#### DO THIS
Quote the records beneath, complete and exact. Leave out images.

#### RECORD SET

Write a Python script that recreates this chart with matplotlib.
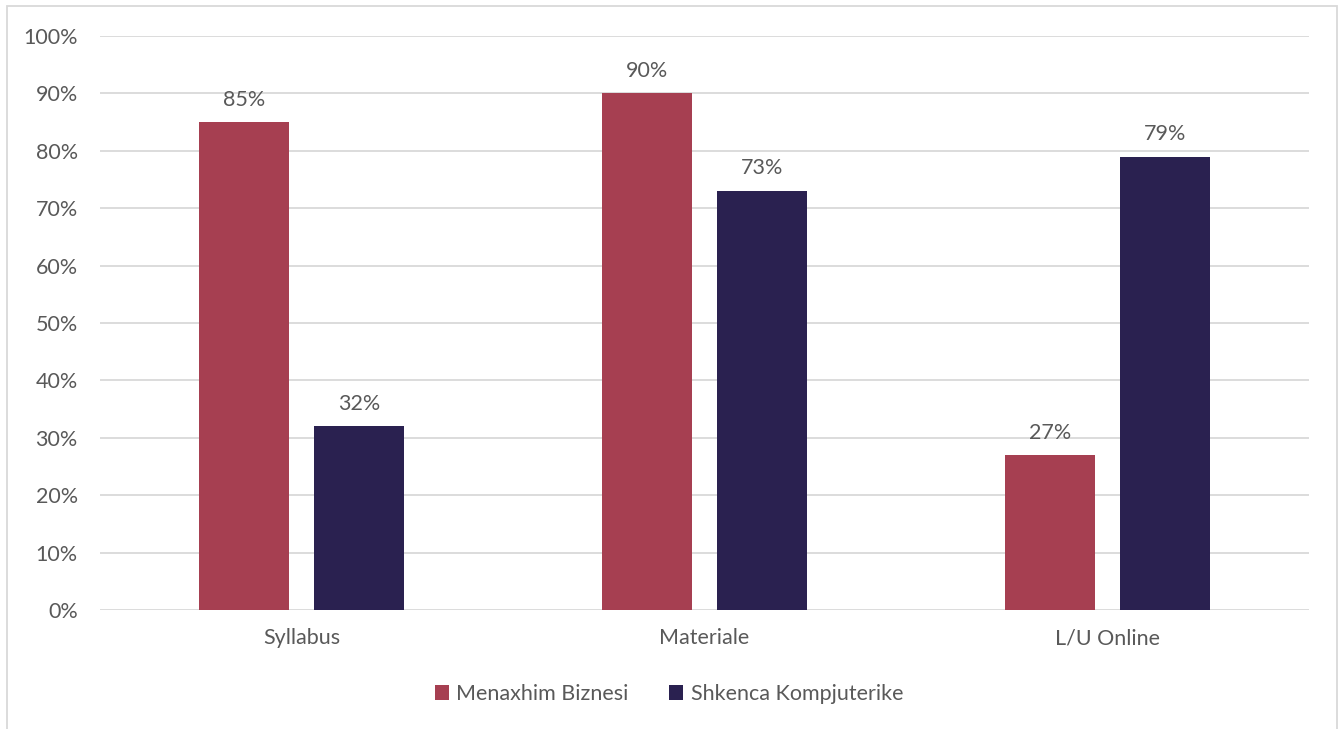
import matplotlib.pyplot as plt
import numpy as np
from matplotlib.patches import Rectangle

categories = ["Syllabus", "Materiale", "L/U Online"]
menaxhim = [85, 90, 27]
shkenca = [32, 73, 79]
series_names = ["Menaxhim Biznesi", "Shkenca Kompjuterike"]
colors = ["#A63F51", "#2A2150"]
text_color = "#595959"
fs = 15.5

plt.rcParams["font.family"] = ["Lato", "DejaVu Sans"]

fig = plt.figure(figsize=(13.38, 7.29), dpi=100)
W, H = 1338, 729
ax = fig.add_axes([100 / W, 1 - 610 / H, 1209 / W, (610 - 36) / H])

x = np.arange(len(categories))
width = 0.223
offset = 0.1427
for vals, dx, col, name in [(menaxhim, -offset, colors[0], series_names[0]),
                            (shkenca, offset, colors[1], series_names[1])]:
    bars = ax.bar(x + dx, vals, width, color=col, label=name, zorder=3)
    for b, v in zip(bars, vals):
        ax.annotate(f"{v}%", (b.get_x() + b.get_width() / 2, v),
                    xytext=(0, 9), textcoords="offset points",
                    ha="center", va="bottom", fontsize=fs, color=text_color)

ax.set_xlim(-0.5, 2.5)
ax.set_ylim(0, 100)
ax.set_yticks(range(0, 101, 10))
ax.set_yticklabels([f"{t}%" for t in range(0, 101, 10)])
ax.set_xticks(x)
ax.set_xticklabels(categories)
ax.tick_params(axis="both", length=0, labelsize=fs, labelcolor=text_color)
ax.tick_params(axis="y", pad=16)
ax.tick_params(axis="x", pad=13)
ax.grid(axis="y", color="#D9D9D9", linewidth=1.3, zorder=0)
for s in ax.spines.values():
    s.set_visible(False)

leg = fig.legend(loc="center", bbox_to_anchor=(0.5, 1 - 694 / H), ncol=2,
                 frameon=False, fontsize=fs, handlelength=0.65, handleheight=0.65,
                 handletextpad=0.35, columnspacing=1.9)
for t in leg.get_texts():
    t.set_color(text_color)

fig.patches.append(Rectangle((7 / W, -0.01), (1337 - 7) / W, 1 - 6 / H + 0.01,
                             transform=fig.transFigure, fill=False,
                             edgecolor="#D9D9D9", linewidth=1.3))

fig.savefig("out.png", dpi=100)
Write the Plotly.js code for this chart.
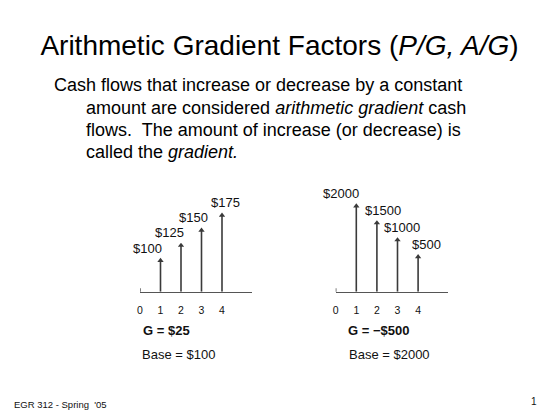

#### EXERCISE RESPONSE
Write a Python script that recreates this chart with matplotlib.
import matplotlib.pyplot as plt
import numpy as np
from matplotlib.patches import Rectangle

categories = ["Syllabus", "Materiale", "L/U Online"]
menaxhim = [85, 90, 27]
shkenca = [32, 73, 79]
series_names = ["Menaxhim Biznesi", "Shkenca Kompjuterike"]
colors = ["#A63F51", "#2A2150"]
text_color = "#595959"
fs = 15.5

plt.rcParams["font.family"] = ["Lato", "DejaVu Sans"]

fig = plt.figure(figsize=(13.38, 7.29), dpi=100)
W, H = 1338, 729
ax = fig.add_axes([100 / W, 1 - 610 / H, 1209 / W, (610 - 36) / H])

x = np.arange(len(categories))
width = 0.223
offset = 0.1427
for vals, dx, col, name in [(menaxhim, -offset, colors[0], series_names[0]),
                            (shkenca, offset, colors[1], series_names[1])]:
    bars = ax.bar(x + dx, vals, width, color=col, label=name, zorder=3)
    for b, v in zip(bars, vals):
        ax.annotate(f"{v}%", (b.get_x() + b.get_width() / 2, v),
                    xytext=(0, 9), textcoords="offset points",
                    ha="center", va="bottom", fontsize=fs, color=text_color)

ax.set_xlim(-0.5, 2.5)
ax.set_ylim(0, 100)
ax.set_yticks(range(0, 101, 10))
ax.set_yticklabels([f"{t}%" for t in range(0, 101, 10)])
ax.set_xticks(x)
ax.set_xticklabels(categories)
ax.tick_params(axis="both", length=0, labelsize=fs, labelcolor=text_color)
ax.tick_params(axis="y", pad=16)
ax.tick_params(axis="x", pad=13)
ax.grid(axis="y", color="#D9D9D9", linewidth=1.3, zorder=0)
for s in ax.spines.values():
    s.set_visible(False)

leg = fig.legend(loc="center", bbox_to_anchor=(0.5, 1 - 694 / H), ncol=2,
                 frameon=False, fontsize=fs, handlelength=0.65, handleheight=0.65,
                 handletextpad=0.35, columnspacing=1.9)
for t in leg.get_texts():
    t.set_color(text_color)

fig.patches.append(Rectangle((7 / W, -0.01), (1337 - 7) / W, 1 - 6 / H + 0.01,
                             transform=fig.transFigure, fill=False,
                             edgecolor="#D9D9D9", linewidth=1.3))

fig.savefig("out.png", dpi=100)
Write the Plotly.js code for this chart.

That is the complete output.